Thoughts on Today’s Vote

Posted by: Jim Cicconi on February 26, 2015 at 11:52 am

Perhaps I’m betraying my years, but in Washington policy circles there has always been tension between those interested in solving problems and those who see policy disputes as a test of ideology.  I’d readily admit falling into the former camp, and have the policy scars to prove it.  To be sure, one must have principles and a philosophy of government’s proper role.  But a democracy cannot function when either side lapses into rigidity.  Or worse, when political advantage becomes more important than the nation’s best interest.

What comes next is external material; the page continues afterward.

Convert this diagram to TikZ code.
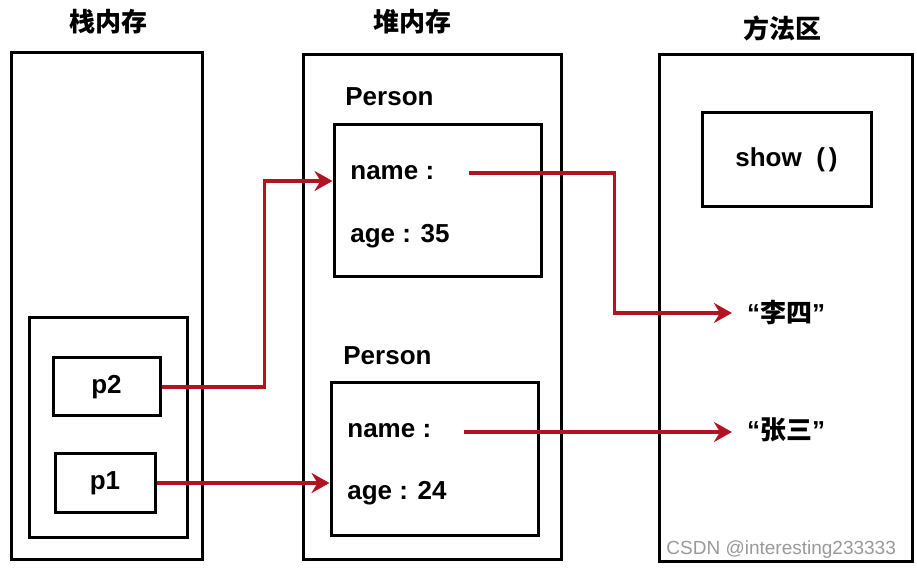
\documentclass[tikz,border=0pt]{standalone}
\usepackage{fontspec}
\setmainfont{Liberation Sans}
\newfontfamily\cjk{Noto Sans CJK SC}
\usetikzlibrary{arrows.meta,calc}
\definecolor{linkred}{RGB}{178,18,34}

\begin{document}
\begin{tikzpicture}[x=0.5pt,y=-0.5pt,
    frame/.style={draw,line width=1.5pt,inner sep=0pt},
    txt/.style={font=\bfseries\fontsize{13}{15}\selectfont},
    title/.style={font=\cjk\bfseries\fontsize{13}{15}\selectfont},
    field/.style={txt,anchor=west,inner sep=0pt},
    ref/.style={linkred,line width=1.8pt,shorten >=4pt,-{Stealth[length=9pt,width=10pt,inset=3pt]}}]
    \useasboundingbox (0,0) rectangle (917,571);
    % stack:
    \node[title] (stacktitle) at (108,22) {栈内存};
    \node[frame,minimum width=95.5pt,minimum height=253.5pt] (stack) at (106.5,306.5) {};
    \node[frame,minimum width=79pt,minimum height=110pt] (stackframe) at (108,428) {};
    \node[frame,txt,minimum width=53.5pt,minimum height=29pt] (p2) at (106.5,387) {p2};
    \node[frame,txt,minimum width=50pt,minimum height=29.5pt] (p1) at (105,483) {p1};
    % heap:
    \node[title] (heaptitle) at (412,22) {堆内存};
    \node[frame,minimum width=129pt,minimum height=252.5pt] (heap) at (432,307.5) {};
    \node[field] (person1) at (345,97) {Person};
    \node[frame,minimum width=103.5pt,minimum height=76pt] (obj1) at (437.5,201) {};
    \node[field] (name1) at (350,173) {name :};
    \node[field] (age1) at (350,236) {age : 35};
    \node[field] (person2) at (343,356) {Person};
    \node[frame,minimum width=103.5pt,minimum height=76.5pt] (obj2) at (434.5,459.5) {};
    \node[field] (name2) at (347,431) {name :};
    \node[field] (age2) at (347,493) {age : 24};
    % method area:
    \node[title] (methodtitle) at (782,28) {方法区};
    \node[frame,minimum width=126.5pt,minimum height=253.5pt] (method) at (785.5,308.5) {};
    \node[frame,txt,minimum width=84.5pt,minimum height=47pt] (show) at (786.5,160) {show~~(\kern2pt)};
    \node[txt] (lisi) at (786,313) {“{\cjk 李四}”};
    \node[txt] (zhangsan) at (786,430) {“{\cjk 张三}”};
    % references:
    \coordinate (from1) at ($(name1.east)+(34,0)$);
    \coordinate (from2) at ($(name2.east)+(32,1)$);
    \draw[ref,shorten >=0pt] (p2.east) -- ++(103,0) |- ($(obj1.west)+(0,-20)$);
    \draw[ref,shorten >=0pt] (p1.east) -- (p1.east -| obj2.west);
    \draw[ref] (from1) -- ++(146,0) |- (lisi.west);
    \draw[ref] (from2) -- (from2 -| zhangsan.west);
    % watermark:
    \node[font=\fontsize{9.5}{10}\selectfont,text=black!40,anchor=east] (mark) at (903,550) {CSDN @interesting233333};
\end{tikzpicture}
\end{document}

In our little world, and in my decades of interaction with it, I’ve felt, and still feel, that the FCC has tried to stay focused on solving problems and avoided turning issues into dogma.  Every chairman in my memory, including the current one, has faced political stampedes of one sort or another.  Yet the agency has always tried to find a middle ground and a consensus win.  They’ve understood that a win, unlike a fight, is the product of reaching out to both sides, and working in a bipartisan way to find a solution.  A win is the product of compromise, thoughtful policy, and a genuine desire to find the answer to a complex set of issues.

We had such a situation – and a bipartisan win – in the 2010 net neutrality rule.  Unfortunately, this was undone by a court decision, facing us with the same situation a second time.  Today, an Administration and an FCC that appeared headed toward another bipartisan win on net neutrality were driven instead to a partisan fight.  The 3-2 FCC vote, along party lines, for sweeping new regulation of the Internet, is a rejection of the compromise win and an embrace, however reluctant, of the political fight. It’s unfortunate that this single issue, more than any other, has over the course of ten years caused a divisive spirit to spread to an agency that has long sought unanimity on significant long term issues, and generally found it.  A 5-0 decision doesn’t leave a lot of room for either side to continue the argument, while a 3-2 decision, particularly on issues of such broad scope, is an invitation to revisiting the decision, over and over and over.

Does anyone really think Washington needs yet another partisan fight?  Particularly a fight around the Internet, one of the greatest engines of economic growth, investment, and innovation in history?  At AT&T, we’ve supported open Internet principles since they were first enunciated, and we continue to abide by them strictly, and voluntarily, even today.  We supported, and testified in favor of, Chairman Genachowski’s 2010 net neutrality regulations.  And we thought the approach being taken by Chairman Wheeler in exploring a Section 706 regulatory framework was reasonable, and legally sustainable, as well.  We have never argued there should be no regulation in this area, simply that there should be smart regulation.  What doesn’t make sense, and has never made sense, is to take a regulatory framework developed for Ma Bell in the 1930s and make her great grandchildren, with technologies and options undreamed of eighty years ago, live under it.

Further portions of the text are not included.